News roundup, 23 July 2024

- Kamala Harris has come out swinging in the campaign, having raised a record $81 million in campaign donations in a 24-hour period. This may bode well for her chances in the fall, though even if she gets the votes in the necessary states it remains to be seen if she'll get the electors. The members of the Electoral College, one of the more bizarre things you can find in a modern democracy, are not constitutionally bound to vote the way the citizens want them to. In some states "faithless electors" can be legally punished, but even in that case their votes still count. And nothing will necessarily stop a Trump-friendly state legislature from appointing their own electors in place of the ones chosen by the citizenry, especially with a Trump-friendly Supreme Court waiting to hear any challenges. And whatever else happens, it will be a nasty campaign. The Republicans are trying to argue that Harris is not entitled to money that was donated to the Biden campaign. Most experts argue otherwise, saying that since she was going to be on the same ticket anyway she is entitled to the money. It might be more problematic if someone else is chosen, but that seems to be academic now that Harris has enough delegates to secure the nomination.

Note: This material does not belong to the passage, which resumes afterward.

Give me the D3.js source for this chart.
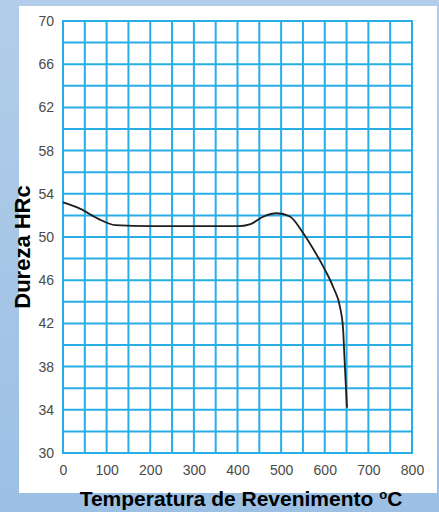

- Members of Congress from both sides of the aisle are calling on Secret Service Director Kimberly Cheatle to resign following the failure to stop the attempt on Trump's life. So far she has stood firm, but I suspect her days in the position are numbered.

- Given continued greenhouse gas emissions, many are looking more closely at geoengineering. This is raising considerable alarm, as the possibilities for unintended consequences are significant, and is also a potential distraction from better solutions... but if those better solutions aren't forthcoming for political reasons, it might nonetheless be necessary.

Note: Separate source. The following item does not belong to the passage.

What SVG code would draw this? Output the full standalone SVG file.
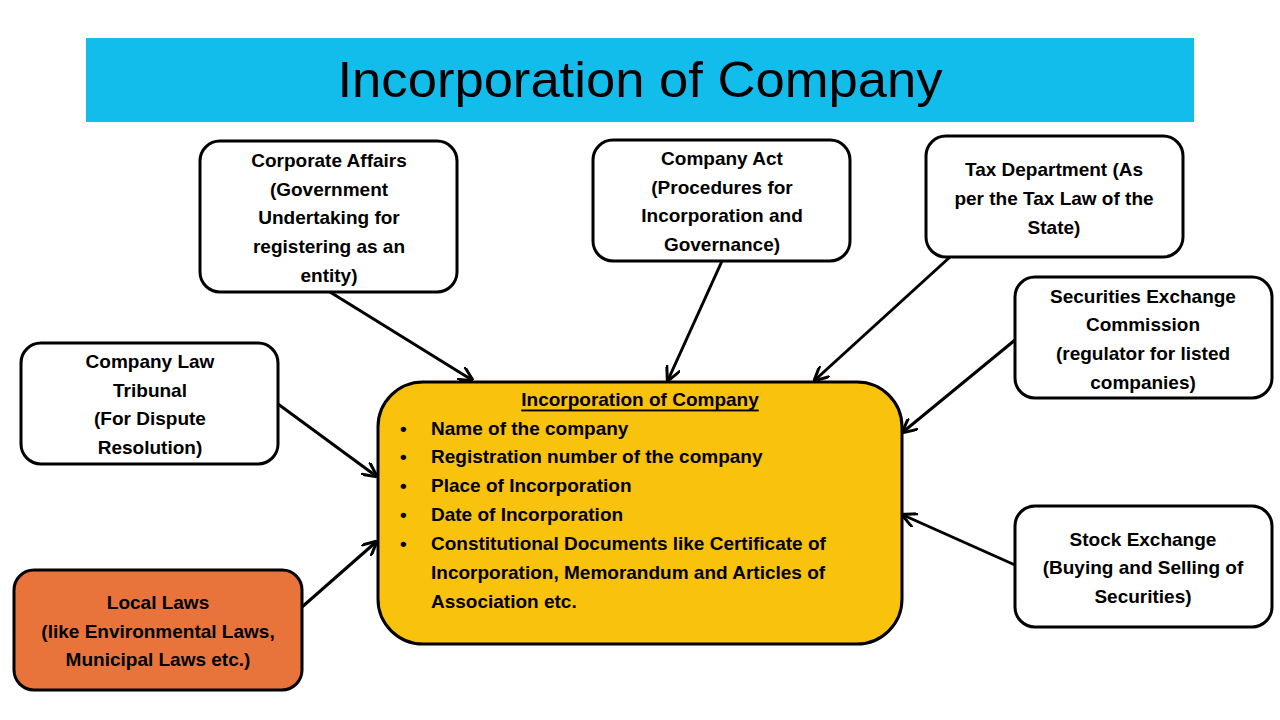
<svg xmlns="http://www.w3.org/2000/svg" width="1280" height="720" viewBox="0 0 1280 720">
<defs>
<style>
.n{fill:#fff;stroke:#000;stroke-width:3}
.t{font-family:"Liberation Sans",Arial,sans-serif;font-weight:bold;font-size:19px;fill:#000;text-anchor:middle;dominant-baseline:central}
.b{font-family:"Liberation Sans",Arial,sans-serif;font-weight:bold;font-size:19px;fill:#000;dominant-baseline:central}
.c line{stroke:#000;stroke-width:3;marker-end:url(#ah)}
</style>
<marker id="ah" viewBox="0 0 10 10" refX="9" refY="5" markerWidth="5" markerHeight="5" orient="auto" markerUnits="strokeWidth"><path d="M0,0 L10,5 L0,10" fill="none" stroke="#000" stroke-width="2"/></marker>
</defs>
<rect width="1280" height="720" fill="#fff"/>
<g id="title"><rect x="86" y="38" width="1108" height="84" fill="#12BDEC"/>
<text x="640" y="80" font-family="Liberation Sans,Arial,sans-serif" font-size="50" text-anchor="middle" dominant-baseline="central" textLength="605" lengthAdjust="spacingAndGlyphs">Incorporation of Company</text></g>
<g id="corp"><rect class="n" x="200" y="141" width="257" height="151" rx="20"/>
<text class="t" x="329" y="160">Corporate Affairs</text><text class="t" x="329" y="189">(Government</text><text class="t" x="329" y="217">Undertaking for</text><text class="t" x="329" y="246">registering as an</text><text class="t" x="329" y="275">entity)</text></g>
<g id="act"><rect class="n" x="593" y="140" width="257" height="121" rx="20"/>
<text class="t" x="722" y="158">Company Act</text><text class="t" x="722" y="187">(Procedures for</text><text class="t" x="722" y="215">Incorporation and</text><text class="t" x="722" y="244">Governance)</text></g>
<g id="tax"><rect class="n" x="926" y="136" width="257" height="121" rx="20"/>
<text class="t" x="1054" y="169">Tax Department (As</text><text class="t" x="1054" y="198">per the Tax Law of the</text><text class="t" x="1054" y="227">State)</text></g>
<g id="sec"><rect class="n" x="1015" y="277" width="257" height="121" rx="20"/>
<text class="t" x="1143" y="296">Securities Exchange</text><text class="t" x="1143" y="324">Commission</text><text class="t" x="1143" y="353">(regulator for listed</text><text class="t" x="1143" y="382">companies)</text></g>
<g id="clt"><rect class="n" x="21" y="343" width="257" height="121" rx="20"/>
<text class="t" x="150" y="361">Company Law</text><text class="t" x="150" y="390">Tribunal</text><text class="t" x="150" y="418">(For Dispute</text><text class="t" x="150" y="447">Resolution)</text></g>
<g id="stock"><rect class="n" x="1015" y="506" width="257" height="121" rx="20"/>
<text class="t" x="1143" y="539">Stock Exchange</text><text class="t" x="1143" y="567">(Buying and Selling of</text><text class="t" x="1143" y="596">Securities)</text></g>
<g id="local"><rect x="14" y="570" width="288" height="120" rx="20" fill="#E8743B" stroke="#000" stroke-width="3"/>
<text class="t" x="158" y="602">Local Laws</text><text class="t" x="158" y="631">(like Environmental Laws,</text><text class="t" x="158" y="659">Municipal Laws etc.)</text></g>
<g id="center"><rect x="378" y="382" width="524" height="262" rx="45" fill="#F8C20D" stroke="#000" stroke-width="3"/>
<text class="t" x="640" y="399" text-decoration="underline">Incorporation of Company</text>
<g class="b"><text class="b" x="400" y="428">•</text><text class="b" x="400" y="456">•</text><text class="b" x="400" y="485">•</text><text class="b" x="400" y="514">•</text><text class="b" x="400" y="543">•</text></g>
<text class="b" x="431" y="428">Name of the company</text>
<text class="b" x="431" y="456">Registration number of the company</text>
<text class="b" x="431" y="485">Place of Incorporation</text>
<text class="b" x="431" y="514">Date of Incorporation</text>
<text class="b" x="431" y="543">Constitutional Documents like Certificate of</text>
<text class="b" x="431" y="572">Incorporation, Memorandum and Articles of</text>
<text class="b" x="431" y="601">Association etc.</text></g>
<g id="connectors" class="c">
<line x1="330" y1="292" x2="472" y2="380"/>
<line x1="722" y1="261" x2="668" y2="380"/>
<line x1="950" y1="257" x2="815" y2="380"/>
<line x1="1015" y1="340" x2="903" y2="432"/>
<line x1="278" y1="404" x2="376" y2="476"/>
<line x1="1015" y1="565" x2="903" y2="515"/>
<line x1="302" y1="607" x2="376" y2="542"/>
</g>
</svg>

- A wildfire has forced a last-minute evacuation of Jasper National Park in Alberta, including the Jasper townsite.

- The Executive Director of St. Boniface Street Links, Marion Willis, was fined for trespassing after visiting that North End apartment building whose tenants who were evicted en masse last week. Willis, who was working to assist the tenants, says this resulted after her organization's lawyer contacted the landlord's, and the latter attorney responded by saying that all Street Links staff and volunteers were banned from the premises; Willis attended anyway and was fined. She plans to fight the ticket. One would think she has a good case if she was attending as a guest of a tenant. Meanwhile, tenants returning to their units following the province's order are finding almost nothing in the units - in at least one case, even the appliances were removed.

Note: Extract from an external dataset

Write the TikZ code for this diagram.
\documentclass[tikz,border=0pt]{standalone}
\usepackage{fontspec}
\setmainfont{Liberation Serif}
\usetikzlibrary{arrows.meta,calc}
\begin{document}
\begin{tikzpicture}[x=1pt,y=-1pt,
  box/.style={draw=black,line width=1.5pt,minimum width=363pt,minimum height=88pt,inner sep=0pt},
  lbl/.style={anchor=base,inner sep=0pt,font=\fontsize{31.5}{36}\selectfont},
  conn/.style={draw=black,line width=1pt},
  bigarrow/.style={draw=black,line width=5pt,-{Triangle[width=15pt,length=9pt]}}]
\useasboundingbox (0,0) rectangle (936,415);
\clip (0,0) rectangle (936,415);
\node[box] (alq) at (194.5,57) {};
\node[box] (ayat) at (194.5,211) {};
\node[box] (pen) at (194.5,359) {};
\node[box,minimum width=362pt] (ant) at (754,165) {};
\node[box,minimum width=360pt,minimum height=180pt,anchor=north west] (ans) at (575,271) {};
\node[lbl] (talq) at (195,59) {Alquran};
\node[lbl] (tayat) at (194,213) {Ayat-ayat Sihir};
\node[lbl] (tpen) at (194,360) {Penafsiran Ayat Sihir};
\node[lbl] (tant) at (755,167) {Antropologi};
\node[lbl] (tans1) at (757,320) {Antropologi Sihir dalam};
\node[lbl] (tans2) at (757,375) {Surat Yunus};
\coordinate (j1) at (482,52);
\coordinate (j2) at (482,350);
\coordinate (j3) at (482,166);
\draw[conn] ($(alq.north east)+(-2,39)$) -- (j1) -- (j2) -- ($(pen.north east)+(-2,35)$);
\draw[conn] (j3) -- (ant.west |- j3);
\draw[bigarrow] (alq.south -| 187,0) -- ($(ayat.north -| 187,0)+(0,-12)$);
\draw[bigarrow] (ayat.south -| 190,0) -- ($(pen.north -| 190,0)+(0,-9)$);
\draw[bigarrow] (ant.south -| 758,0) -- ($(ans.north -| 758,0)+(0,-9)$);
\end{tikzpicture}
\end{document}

- The City of Winnipeg's recent push to take action against the owners of vacant buildings is not going unopposed. Lawyer John Prystanski, a former city councillor who never met a slumlord he didn't like, is representing three of them, and is demanding that the city cancel invoices issued to his clients for the costs of fighting fires, claiming that the vacant building bylaw is not being properly applied.

- Besides the developing zebra mussel situation at Clear Lake, the invasive molluscs have been found at the St. Malo Reservoir south of Winnipeg.

- Two Alberta men are being charged with uttering death threats against Justin Trudeau; one of them is also accused of similar threats against Jagmeet Singh and Chrystia Freeland.